Haglund is featured artist in May at Charles City Arts Center
By James Grob, [email protected]
The work of local artist Karl Haglund will be the featured art in the month of May at the Charles City Arts Center.
Haglund’s exhibit is entitled “Patiently Standing on Nails” and will feature a variety of work, including acrylic paintings he composed earlier this year along with smaller watercolor pieces he’s been working on more recently.
The CCAC will host a reception for Haglund today (Friday) from 5-7 p.m. Admission is free and open to the public and refreshments will be served.
Haglund said he started painting for the exhibit at the beginning of the year, and the pieces had a theme of rebirth and renewal.
“January can be kind of bleak, so I was trying to paint in an optimistic manner,” he said.
That lasted for about a month and a half, he said. He then he stopped for a while before he began painting with watercolors, ink and colored pencils. The recent 9-by-12 paintings are smaller than the paintings that Haglund has typically produced over the years.
“I’ve always struggled working smaller. I’ve enjoyed working with a lot of space,” he said. “It’s fun, though, and if it’s fun, and I’m enjoying it, then I can continue to do it.”
Haglund said his mother worked in watercolor, and he has been using some of her old supplies that he obtained after she passed away.
Haglund and his wife, Jenna, have been in Charles City for nearly 18 years. They have two children.
Born in Wisconsin, Haglund grew up not too far away from Charles City, in Vinton. He said he was initially influenced by his mother, who was an established artist in Sweden when she met Haglund’s father, who was in Sweden playing baseball.
He completed high school in 1990 and attended college at NIACC, then transferred to Northern Iowa, where he studied anthropology. While in grad school there, his hobby as a guitar player merged with his interest in art and led to an opportunity.

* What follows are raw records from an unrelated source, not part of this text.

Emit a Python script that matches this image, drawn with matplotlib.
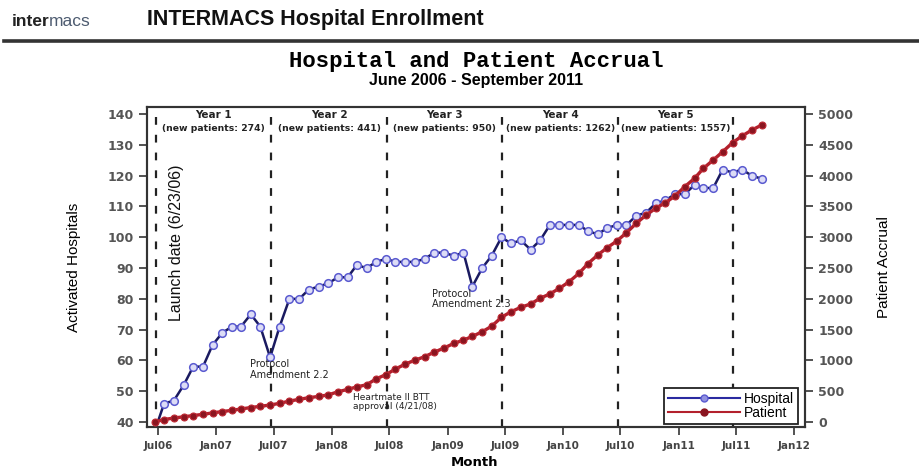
import matplotlib
matplotlib.use("Agg")
import matplotlib.pyplot as plt
from matplotlib.lines import Line2D
import pandas as pd

# monthly points, Jun 2006 .. Sep 2011
months = pd.date_range("2006-06-01", "2011-09-01", freq="MS") + pd.Timedelta(days=19)

hospitals = [
    37, 46, 47, 52, 58, 58, 65, 69, 71, 71, 75, 71, 61, 71, 80, 80,
    83, 84, 85, 87, 87, 91, 90, 92, 93, 92, 92, 92, 93, 95, 95, 94,
    95, 84, 90, 94, 100, 98, 99, 96, 99, 104, 104, 104, 104, 102, 101, 103,
    104, 104, 107, 108, 111, 112, 114, 114, 117, 116, 116, 122, 121, 122, 120, 119,
]
patients = [
    0, 40, 65, 85, 105, 125, 148, 170, 190, 212, 235, 255, 276, 303, 340, 368,
    395, 415, 440, 490, 530, 570, 605, 700, 770, 860, 940, 1005, 1060, 1135, 1200, 1275,
    1330, 1390, 1465, 1555, 1700, 1790, 1862, 1916, 2008, 2080, 2170, 2278, 2414, 2570, 2711, 2830,
    2940, 3073, 3226, 3360, 3469, 3560, 3669, 3820, 3956, 4118, 4253, 4388, 4534, 4643, 4740, 4821,
]

year_starts = ["2006-06-23", "2007-06-23", "2008-06-23", "2009-06-23", "2010-06-23", "2011-06-23"]
year_names = ["Year 1", "Year 2", "Year 3", "Year 4", "Year 5"]
new_patients = [274, 441, 950, 1262, 1557]

xtick_dates = ["2006-07-01", "2007-01-01", "2007-07-01", "2008-01-01", "2008-07-01", "2009-01-01",
               "2009-07-01", "2010-01-01", "2010-07-01", "2011-01-01", "2011-07-01", "2012-01-01"]
xtick_labels = ["Jul06", "Jan07", "Jul07", "Jan08", "Jul08", "Jan09",
                "Jul09", "Jan10", "Jul10", "Jan11", "Jul11", "Jan12"]

SANS = ["Liberation Sans", "DejaVu Sans"]
NARROW = ["Liberation Sans Narrow", "Liberation Sans", "DejaVu Sans"]
W, H = 920, 471

fig = plt.figure(figsize=(9.2, 4.71), dpi=100)
fig.patch.set_facecolor("white")

# header
renderer = fig.canvas.get_renderer()
t1 = fig.text(12 / W, 1 - 22 / H, "inter", fontsize=12.5, color="#222222", va="center",
              family=SANS, weight="bold")
bb = t1.get_window_extent(renderer)
fig.text((bb.x1 - 1) / W, 1 - 22 / H, "macs", fontsize=12.5, color="#4d5b70", va="center",
         family=SANS)
fig.text(147 / W, 1 - 20 / H, "INTERMACS Hospital Enrollment", fontsize=15.5, weight="bold",
         va="center", family=SANS, color="#111111")
fig.add_artist(Line2D([0.004, 1.0], [1 - 41 / H, 1 - 41 / H], transform=fig.transFigure,
                      color="#333333", lw=2.6))
fig.text(476 / W, 1 - 61 / H, "Hospital and Patient Accrual", fontsize=16, weight="bold",
         ha="center", va="center", family=["Liberation Mono", "DejaVu Sans Mono"])
fig.text(476 / W, 1 - 80 / H, "June 2006 - September 2011", fontsize=11.5, weight="bold",
         ha="center", va="center", family=SANS)

ax = fig.add_axes([147 / W, 1 - 427 / H, (805 - 147) / W, (427 - 107) / H])
ax2 = ax.twinx()

ax.plot(months, hospitals, color="#1a1a60", lw=1.8, marker="o", ms=5.5,
        mfc="#dcdcf6", mec="#5a5ad0", mew=1.1, zorder=3)
ax2.plot(months, patients, color="#b3202c", lw=2.4, marker="o", ms=5,
         mfc="#8a1520", mec="#c02a35", mew=0.8, zorder=3)

ax.set_xlim(pd.Timestamp("2006-05-27"), pd.Timestamp("2012-02-04"))
ax.set_ylim(38.4, 142.3)
ax2.set_ylim(-81, 5114)
ax.set_yticks(range(40, 141, 10))
ax2.set_yticks(range(0, 5001, 500))
ax.set_xticks([pd.Timestamp(d) for d in xtick_dates])
ax.set_xticklabels(xtick_labels)

for d in year_starts:
    ax.axvline(pd.Timestamp(d), color="#222222", lw=1.6, ls=(0, (3.5, 4.5)), zorder=1)

xt = ax.get_xaxis_transform()
for i, name in enumerate(year_names):
    mid = pd.Timestamp(year_starts[i]) + (pd.Timestamp(year_starts[i + 1]) - pd.Timestamp(year_starts[i])) / 2
    ax.text(mid, 0.974, name, transform=xt, ha="center", va="center",
            fontsize=7.5, weight="bold", color="#222222")
    ax.text(mid, 0.934, f"(new patients: {new_patients[i]})", transform=xt,
            ha="center", va="center", fontsize=6.7, weight="bold", color="#222222")

ax.text(pd.Timestamp("2006-08-28"), 0.575, "Launch date (6/23/06)", transform=xt,
        rotation=90, ha="center", va="center", fontsize=11.5, family=NARROW, color="#111111")
ax.text(pd.Timestamp("2007-04-19"), 0.18, "Protocol\nAmendment 2.2", transform=xt,
        ha="left", va="center", fontsize=7, color="#222222", linespacing=1.1)
ax.text(pd.Timestamp("2008-11-14"), 0.40, "Protocol\nAmendment 2.3", transform=xt,
        ha="left", va="center", fontsize=7, color="#222222", linespacing=1.1)
ax.text(pd.Timestamp("2008-03-07"), 0.078, "Heartmate II BTT\napproval (4/21/08)",
        transform=xt, ha="left", va="center", fontsize=6.5,
        color="#222222", linespacing=1.1)

for a in (ax, ax2):
    for s in a.spines.values():
        s.set_color("#333333")
        s.set_linewidth(1.5)
    a.tick_params(direction="out", length=6, width=1.3, color="#444444")
ax.tick_params(axis="y", labelsize=9, labelcolor="#555555")
ax.tick_params(axis="x", labelsize=7.5, labelcolor="#444444", pad=4)
ax2.tick_params(axis="y", labelsize=9, labelcolor="#555555")
for lab in ax.get_xticklabels() + ax.get_yticklabels() + ax2.get_yticklabels():
    lab.set_fontweight("bold")

ax.set_ylabel("Activated Hospitals", fontsize=11, family=NARROW)
ax.yaxis.set_label_coords(-0.10, 0.5)
ax2.set_ylabel("Patient Accrual", fontsize=11, family=NARROW)
ax2.yaxis.set_label_coords(1.11, 0.5)
fig.text(475 / W, 1 - 462 / H, "Month", fontsize=9.5, weight="bold", ha="center", va="center")

handles = [
    Line2D([], [], color="#2a2aa0", lw=1.5, marker="o", ms=5, mfc="#9090e0", mec="#5a5ad0"),
    Line2D([], [], color="#b3202c", lw=1.5, marker="o", ms=5, mfc="#8a1520", mec="#8a1520"),
]
leg = ax2.legend(handles, ["Hospital", "Patient"], loc="lower right", bbox_to_anchor=(0.989, 0.01),
                 borderaxespad=0, handlelength=5.2, handletextpad=0.3,
                 labelspacing=0.05, borderpad=0.25, fancybox=False, framealpha=1,
                 prop={"family": SANS, "size": 10})
leg.get_frame().set_edgecolor("#222222")
leg.get_frame().set_linewidth(1.3)

fig.savefig("out.png", dpi=100)
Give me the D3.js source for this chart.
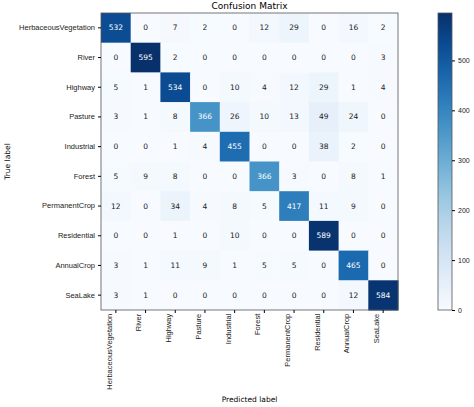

Haglund started doing paintings of famous guitars, and the endeavor got an enormous response. He has shipped his series of guitar paintings and prints all over the world and to all 50 states and worked with musicians like Jason Isbell and Billy Bragg.
He said that while a lot of people had been painting famous guitars, he believed he was the first person to combine the story of the guitar with a painting of the guitar. Over time, he painted more than 150 creations of famous guitars, held by the likes of musicians such as Jimmy Page, Eddie Van Halen and Mike McReady.
Haglund has shown his work all over Iowa, and has been seen in galleries and magazines and has done art shows in odd places like independent record stores, KDHX radio station in St Louis, coffee shops and even a bar where his paintings were “dazzling under the glow of a Dale Earnhardt Jr. Budweiser sign.”
This will be the second time his work will be on display at the CCAC. In March of 2020, his exhibit was entitled “Root: We All Took Vitamins And Played In The Street,” and featured pieces that Haglund called “contemporary abstract.”
Haglund has worked in multiple mediums and said he likes to reevaluate and change his approach to art and his ideas on subject matter, but has remained true to an independent do-it-yourself approach to art and its selling.
He sold several pieces at his last exhibit at the CCAC, and said that he hopes people will enjoy his work.
“I’m trying to price everything so it’s affordable and accessible,” Haglund said. “Art is something that oftentimes is viewed as something only fancy people buy, and it doesn’t have to be that. I think more people should buy art from local artists.”